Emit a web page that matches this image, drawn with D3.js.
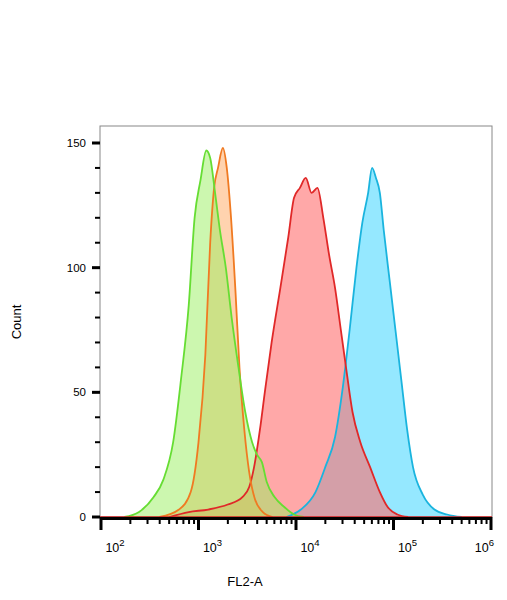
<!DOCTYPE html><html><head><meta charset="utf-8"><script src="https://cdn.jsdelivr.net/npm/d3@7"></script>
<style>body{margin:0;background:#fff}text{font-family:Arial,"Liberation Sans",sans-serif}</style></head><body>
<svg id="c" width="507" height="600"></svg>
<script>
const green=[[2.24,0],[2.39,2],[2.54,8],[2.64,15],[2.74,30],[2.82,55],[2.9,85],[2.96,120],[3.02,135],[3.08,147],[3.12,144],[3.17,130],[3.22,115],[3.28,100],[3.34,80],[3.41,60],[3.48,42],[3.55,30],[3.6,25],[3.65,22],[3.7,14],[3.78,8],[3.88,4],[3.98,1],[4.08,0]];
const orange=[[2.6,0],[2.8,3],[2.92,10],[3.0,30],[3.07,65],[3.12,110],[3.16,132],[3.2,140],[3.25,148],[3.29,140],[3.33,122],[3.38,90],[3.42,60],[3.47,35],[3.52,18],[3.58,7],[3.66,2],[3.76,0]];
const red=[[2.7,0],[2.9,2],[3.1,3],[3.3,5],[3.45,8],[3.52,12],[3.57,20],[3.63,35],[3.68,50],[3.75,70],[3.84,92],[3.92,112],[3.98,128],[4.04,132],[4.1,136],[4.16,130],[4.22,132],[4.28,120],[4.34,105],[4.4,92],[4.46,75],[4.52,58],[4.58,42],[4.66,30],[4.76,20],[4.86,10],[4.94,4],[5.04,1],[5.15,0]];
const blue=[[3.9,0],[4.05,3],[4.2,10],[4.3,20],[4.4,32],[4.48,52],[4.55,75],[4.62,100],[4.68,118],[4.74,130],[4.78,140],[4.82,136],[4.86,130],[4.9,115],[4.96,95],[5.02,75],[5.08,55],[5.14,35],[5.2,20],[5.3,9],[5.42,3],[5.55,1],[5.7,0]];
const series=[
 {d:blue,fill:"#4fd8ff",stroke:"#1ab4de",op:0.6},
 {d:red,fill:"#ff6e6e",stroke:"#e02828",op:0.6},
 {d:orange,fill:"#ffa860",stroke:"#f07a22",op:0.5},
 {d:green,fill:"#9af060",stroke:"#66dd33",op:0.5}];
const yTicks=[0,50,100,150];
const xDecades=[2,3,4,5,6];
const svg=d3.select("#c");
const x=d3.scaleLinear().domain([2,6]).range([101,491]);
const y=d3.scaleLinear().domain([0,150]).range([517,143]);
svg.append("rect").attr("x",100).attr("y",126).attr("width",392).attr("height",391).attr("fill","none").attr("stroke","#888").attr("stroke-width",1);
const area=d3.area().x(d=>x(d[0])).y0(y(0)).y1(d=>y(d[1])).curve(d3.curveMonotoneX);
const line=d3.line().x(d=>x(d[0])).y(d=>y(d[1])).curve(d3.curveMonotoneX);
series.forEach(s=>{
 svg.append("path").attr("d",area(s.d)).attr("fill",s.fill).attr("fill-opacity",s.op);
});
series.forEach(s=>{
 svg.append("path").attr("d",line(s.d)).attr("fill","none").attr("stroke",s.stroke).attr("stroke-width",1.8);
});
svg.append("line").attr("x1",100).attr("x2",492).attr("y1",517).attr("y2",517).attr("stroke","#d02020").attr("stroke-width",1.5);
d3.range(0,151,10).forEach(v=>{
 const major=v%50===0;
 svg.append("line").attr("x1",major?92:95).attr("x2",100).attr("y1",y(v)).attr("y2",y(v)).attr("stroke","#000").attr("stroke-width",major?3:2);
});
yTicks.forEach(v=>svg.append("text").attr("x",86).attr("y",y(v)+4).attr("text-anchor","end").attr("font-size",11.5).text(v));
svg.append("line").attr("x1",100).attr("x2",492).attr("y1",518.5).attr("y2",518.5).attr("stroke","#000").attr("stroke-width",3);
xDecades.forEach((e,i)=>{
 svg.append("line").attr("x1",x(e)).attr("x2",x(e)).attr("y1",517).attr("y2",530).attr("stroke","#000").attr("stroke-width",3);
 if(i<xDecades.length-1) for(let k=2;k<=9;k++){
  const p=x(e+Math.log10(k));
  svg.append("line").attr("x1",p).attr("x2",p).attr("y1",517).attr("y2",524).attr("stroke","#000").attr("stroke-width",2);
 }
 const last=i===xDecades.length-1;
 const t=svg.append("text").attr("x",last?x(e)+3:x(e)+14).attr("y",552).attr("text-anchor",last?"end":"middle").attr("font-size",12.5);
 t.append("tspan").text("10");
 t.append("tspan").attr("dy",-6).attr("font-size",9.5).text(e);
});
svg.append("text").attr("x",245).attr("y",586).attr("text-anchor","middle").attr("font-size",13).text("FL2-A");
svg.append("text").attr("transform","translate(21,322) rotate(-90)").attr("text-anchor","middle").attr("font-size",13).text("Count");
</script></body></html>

EXERCISE TASK> Reproduce the material in its entirety and word for word, without the pictures.

SOLUTION>
Emit a web page that matches this image, drawn with D3.js.
<!DOCTYPE html><html><head><meta charset="utf-8"><script src="https://cdn.jsdelivr.net/npm/d3@7"></script>
<style>body{margin:0;background:#fff}text{font-family:Arial,"Liberation Sans",sans-serif}</style></head><body>
<svg id="c" width="507" height="600"></svg>
<script>
const green=[[2.24,0],[2.39,2],[2.54,8],[2.64,15],[2.74,30],[2.82,55],[2.9,85],[2.96,120],[3.02,135],[3.08,147],[3.12,144],[3.17,130],[3.22,115],[3.28,100],[3.34,80],[3.41,60],[3.48,42],[3.55,30],[3.6,25],[3.65,22],[3.7,14],[3.78,8],[3.88,4],[3.98,1],[4.08,0]];
const orange=[[2.6,0],[2.8,3],[2.92,10],[3.0,30],[3.07,65],[3.12,110],[3.16,132],[3.2,140],[3.25,148],[3.29,140],[3.33,122],[3.38,90],[3.42,60],[3.47,35],[3.52,18],[3.58,7],[3.66,2],[3.76,0]];
const red=[[2.7,0],[2.9,2],[3.1,3],[3.3,5],[3.45,8],[3.52,12],[3.57,20],[3.63,35],[3.68,50],[3.75,70],[3.84,92],[3.92,112],[3.98,128],[4.04,132],[4.1,136],[4.16,130],[4.22,132],[4.28,120],[4.34,105],[4.4,92],[4.46,75],[4.52,58],[4.58,42],[4.66,30],[4.76,20],[4.86,10],[4.94,4],[5.04,1],[5.15,0]];
const blue=[[3.9,0],[4.05,3],[4.2,10],[4.3,20],[4.4,32],[4.48,52],[4.55,75],[4.62,100],[4.68,118],[4.74,130],[4.78,140],[4.82,136],[4.86,130],[4.9,115],[4.96,95],[5.02,75],[5.08,55],[5.14,35],[5.2,20],[5.3,9],[5.42,3],[5.55,1],[5.7,0]];
const series=[
 {d:blue,fill:"#4fd8ff",stroke:"#1ab4de",op:0.6},
 {d:red,fill:"#ff6e6e",stroke:"#e02828",op:0.6},
 {d:orange,fill:"#ffa860",stroke:"#f07a22",op:0.5},
 {d:green,fill:"#9af060",stroke:"#66dd33",op:0.5}];
const yTicks=[0,50,100,150];
const xDecades=[2,3,4,5,6];
const svg=d3.select("#c");
const x=d3.scaleLinear().domain([2,6]).range([101,491]);
const y=d3.scaleLinear().domain([0,150]).range([517,143]);
svg.append("rect").attr("x",100).attr("y",126).attr("width",392).attr("height",391).attr("fill","none").attr("stroke","#888").attr("stroke-width",1);
const area=d3.area().x(d=>x(d[0])).y0(y(0)).y1(d=>y(d[1])).curve(d3.curveMonotoneX);
const line=d3.line().x(d=>x(d[0])).y(d=>y(d[1])).curve(d3.curveMonotoneX);
series.forEach(s=>{
 svg.append("path").attr("d",area(s.d)).attr("fill",s.fill).attr("fill-opacity",s.op);
});
series.forEach(s=>{
 svg.append("path").attr("d",line(s.d)).attr("fill","none").attr("stroke",s.stroke).attr("stroke-width",1.8);
});
svg.append("line").attr("x1",100).attr("x2",492).attr("y1",517).attr("y2",517).attr("stroke","#d02020").attr("stroke-width",1.5);
d3.range(0,151,10).forEach(v=>{
 const major=v%50===0;
 svg.append("line").attr("x1",major?92:95).attr("x2",100).attr("y1",y(v)).attr("y2",y(v)).attr("stroke","#000").attr("stroke-width",major?3:2);
});
yTicks.forEach(v=>svg.append("text").attr("x",86).attr("y",y(v)+4).attr("text-anchor","end").attr("font-size",11.5).text(v));
svg.append("line").attr("x1",100).attr("x2",492).attr("y1",518.5).attr("y2",518.5).attr("stroke","#000").attr("stroke-width",3);
xDecades.forEach((e,i)=>{
 svg.append("line").attr("x1",x(e)).attr("x2",x(e)).attr("y1",517).attr("y2",530).attr("stroke","#000").attr("stroke-width",3);
 if(i<xDecades.length-1) for(let k=2;k<=9;k++){
  const p=x(e+Math.log10(k));
  svg.append("line").attr("x1",p).attr("x2",p).attr("y1",517).attr("y2",524).attr("stroke","#000").attr("stroke-width",2);
 }
 const last=i===xDecades.length-1;
 const t=svg.append("text").attr("x",last?x(e)+3:x(e)+14).attr("y",552).attr("text-anchor",last?"end":"middle").attr("font-size",12.5);
 t.append("tspan").text("10");
 t.append("tspan").attr("dy",-6).attr("font-size",9.5).text(e);
});
svg.append("text").attr("x",245).attr("y",586).attr("text-anchor","middle").attr("font-size",13).text("FL2-A");
svg.append("text").attr("transform","translate(21,322) rotate(-90)").attr("text-anchor","middle").attr("font-size",13).text("Count");
</script></body></html>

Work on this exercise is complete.